▸ GIVEN PROBLEM:
Produce a word-for-word copy of the listing below without its pictures.
----- AVAILABLE DATA -----
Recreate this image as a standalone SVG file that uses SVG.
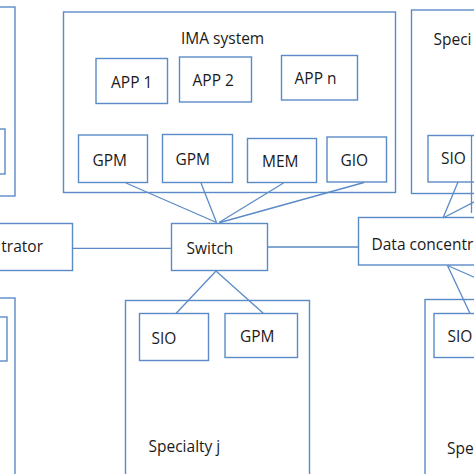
<svg xmlns="http://www.w3.org/2000/svg" width="474" height="474" viewBox="0 0 474 474">
<style>
.b{fill:#fff;stroke:#5b8bc6;stroke-width:1.4}
.c{fill:none;stroke:#5b8bc6;stroke-width:1.3}
text{font-family:"Open Sans","Liberation Sans",sans-serif;font-size:15.5px;fill:#1a1a1a}
</style>
<rect width="474" height="474" fill="#fff"/>
<g id="left-top"><rect class="b" x="-20" y="7" width="35" height="189"/><rect class="b" x="-20" y="129" width="25" height="45"/></g>
<g id="left-bottom"><rect class="b" x="-20" y="298" width="35" height="200"/><rect class="b" x="-20" y="317" width="27" height="44"/></g>
<g id="ima"><rect class="b" x="63.5" y="12" width="332" height="180.5"/><text x="181" y="43.5">IMA system</text></g>
<g id="app1"><rect class="b" x="96" y="58.5" width="71.5" height="45"/><text x="111" y="87.5">APP 1</text></g>
<g id="app2"><rect class="b" x="179.5" y="57" width="72" height="45"/><text x="192.5" y="85.5">APP 2</text></g>
<g id="appn"><rect class="b" x="281.5" y="55.5" width="76" height="44.5"/><text x="294.5" y="84">APP n</text></g>
<g id="gpm1"><rect class="b" x="78.5" y="135" width="69" height="47.5"/><text x="92.5" y="165.5">GPM</text></g>
<g id="gpm2"><rect class="b" x="162.5" y="134.5" width="70" height="48"/><text x="175.5" y="165">GPM</text></g>
<g id="mem"><rect class="b" x="247.5" y="138.5" width="69" height="44"/><text x="262" y="166.5">MEM</text></g>
<g id="gio"><rect class="b" x="327" y="137" width="59.5" height="45"/><text x="340.5" y="165.5">GIO</text></g>
<g id="spec-tr"><rect class="b" x="411.5" y="10" width="80" height="183.5"/><text x="433.5" y="45">Speci</text></g>
<g id="sio-tr"><rect class="b" x="428" y="135.5" width="60" height="46.5"/><text x="441" y="163.5">SIO</text></g>
<g id="dc-left"><rect class="b" x="-30" y="223.5" width="102.5" height="47"/><text x="43" y="252" text-anchor="end">trator</text></g>
<g id="switch"><rect class="b" x="171.5" y="223.5" width="96" height="47"/><text x="186.5" y="253.5">Switch</text></g>
<g id="dc-right"><rect class="b" x="358.5" y="217.5" width="130" height="47.5"/><text x="371.5" y="249.5">Data concentr</text></g>
<g id="spec-j"><rect class="b" x="125.5" y="300.5" width="184" height="190"/><text x="148.5" y="451.5">Specialty j</text></g>
<g id="sio-b"><rect class="b" x="139.5" y="313.5" width="69" height="47"/><text x="151.5" y="343.5">SIO</text></g>
<g id="gpm-b"><rect class="b" x="225" y="313.5" width="72.5" height="44"/><text x="240" y="342">GPM</text></g>
<g id="spec-br"><rect class="b" x="425" y="299.5" width="80" height="190"/><text x="447" y="453.5">Spe</text></g>
<g id="sio-br"><rect class="b" x="434" y="313.5" width="60" height="44"/><text x="447.5" y="342">SIO</text></g>
<g id="connectors">
<line class="c" x1="126" y1="183" x2="216.5" y2="222.5"/>
<line class="c" x1="201" y1="183" x2="216.5" y2="222.5"/>
<line class="c" x1="283.5" y1="183" x2="219" y2="222.5"/>
<line class="c" x1="364" y1="182.5" x2="220" y2="222.5"/>
<line class="c" x1="72.5" y1="248.3" x2="171.5" y2="248.3"/>
<line class="c" x1="267.5" y1="247" x2="358.5" y2="247"/>
<line class="c" x1="216" y1="271" x2="176" y2="313.5"/>
<line class="c" x1="216" y1="271" x2="263.5" y2="313.5"/>
<line class="c" x1="458" y1="182" x2="443" y2="218"/>
<line class="c" x1="443" y1="218" x2="476" y2="201"/>
<line class="c" x1="447.5" y1="265.5" x2="470" y2="313.5"/>
<line class="c" x1="447.5" y1="265.5" x2="476" y2="278"/>
<line class="c" x1="471.5" y1="135.5" x2="471.5" y2="213"/>
</g>
</svg>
-----
▸ SOLUTION:
Recreate this image as a standalone SVG file that uses SVG.
<svg xmlns="http://www.w3.org/2000/svg" width="474" height="474" viewBox="0 0 474 474">
<style>
.b{fill:#fff;stroke:#5b8bc6;stroke-width:1.4}
.c{fill:none;stroke:#5b8bc6;stroke-width:1.3}
text{font-family:"Open Sans","Liberation Sans",sans-serif;font-size:15.5px;fill:#1a1a1a}
</style>
<rect width="474" height="474" fill="#fff"/>
<g id="left-top"><rect class="b" x="-20" y="7" width="35" height="189"/><rect class="b" x="-20" y="129" width="25" height="45"/></g>
<g id="left-bottom"><rect class="b" x="-20" y="298" width="35" height="200"/><rect class="b" x="-20" y="317" width="27" height="44"/></g>
<g id="ima"><rect class="b" x="63.5" y="12" width="332" height="180.5"/><text x="181" y="43.5">IMA system</text></g>
<g id="app1"><rect class="b" x="96" y="58.5" width="71.5" height="45"/><text x="111" y="87.5">APP 1</text></g>
<g id="app2"><rect class="b" x="179.5" y="57" width="72" height="45"/><text x="192.5" y="85.5">APP 2</text></g>
<g id="appn"><rect class="b" x="281.5" y="55.5" width="76" height="44.5"/><text x="294.5" y="84">APP n</text></g>
<g id="gpm1"><rect class="b" x="78.5" y="135" width="69" height="47.5"/><text x="92.5" y="165.5">GPM</text></g>
<g id="gpm2"><rect class="b" x="162.5" y="134.5" width="70" height="48"/><text x="175.5" y="165">GPM</text></g>
<g id="mem"><rect class="b" x="247.5" y="138.5" width="69" height="44"/><text x="262" y="166.5">MEM</text></g>
<g id="gio"><rect class="b" x="327" y="137" width="59.5" height="45"/><text x="340.5" y="165.5">GIO</text></g>
<g id="spec-tr"><rect class="b" x="411.5" y="10" width="80" height="183.5"/><text x="433.5" y="45">Speci</text></g>
<g id="sio-tr"><rect class="b" x="428" y="135.5" width="60" height="46.5"/><text x="441" y="163.5">SIO</text></g>
<g id="dc-left"><rect class="b" x="-30" y="223.5" width="102.5" height="47"/><text x="43" y="252" text-anchor="end">trator</text></g>
<g id="switch"><rect class="b" x="171.5" y="223.5" width="96" height="47"/><text x="186.5" y="253.5">Switch</text></g>
<g id="dc-right"><rect class="b" x="358.5" y="217.5" width="130" height="47.5"/><text x="371.5" y="249.5">Data concentr</text></g>
<g id="spec-j"><rect class="b" x="125.5" y="300.5" width="184" height="190"/><text x="148.5" y="451.5">Specialty j</text></g>
<g id="sio-b"><rect class="b" x="139.5" y="313.5" width="69" height="47"/><text x="151.5" y="343.5">SIO</text></g>
<g id="gpm-b"><rect class="b" x="225" y="313.5" width="72.5" height="44"/><text x="240" y="342">GPM</text></g>
<g id="spec-br"><rect class="b" x="425" y="299.5" width="80" height="190"/><text x="447" y="453.5">Spe</text></g>
<g id="sio-br"><rect class="b" x="434" y="313.5" width="60" height="44"/><text x="447.5" y="342">SIO</text></g>
<g id="connectors">
<line class="c" x1="126" y1="183" x2="216.5" y2="222.5"/>
<line class="c" x1="201" y1="183" x2="216.5" y2="222.5"/>
<line class="c" x1="283.5" y1="183" x2="219" y2="222.5"/>
<line class="c" x1="364" y1="182.5" x2="220" y2="222.5"/>
<line class="c" x1="72.5" y1="248.3" x2="171.5" y2="248.3"/>
<line class="c" x1="267.5" y1="247" x2="358.5" y2="247"/>
<line class="c" x1="216" y1="271" x2="176" y2="313.5"/>
<line class="c" x1="216" y1="271" x2="263.5" y2="313.5"/>
<line class="c" x1="458" y1="182" x2="443" y2="218"/>
<line class="c" x1="443" y1="218" x2="476" y2="201"/>
<line class="c" x1="447.5" y1="265.5" x2="470" y2="313.5"/>
<line class="c" x1="447.5" y1="265.5" x2="476" y2="278"/>
<line class="c" x1="471.5" y1="135.5" x2="471.5" y2="213"/>
</g>
</svg>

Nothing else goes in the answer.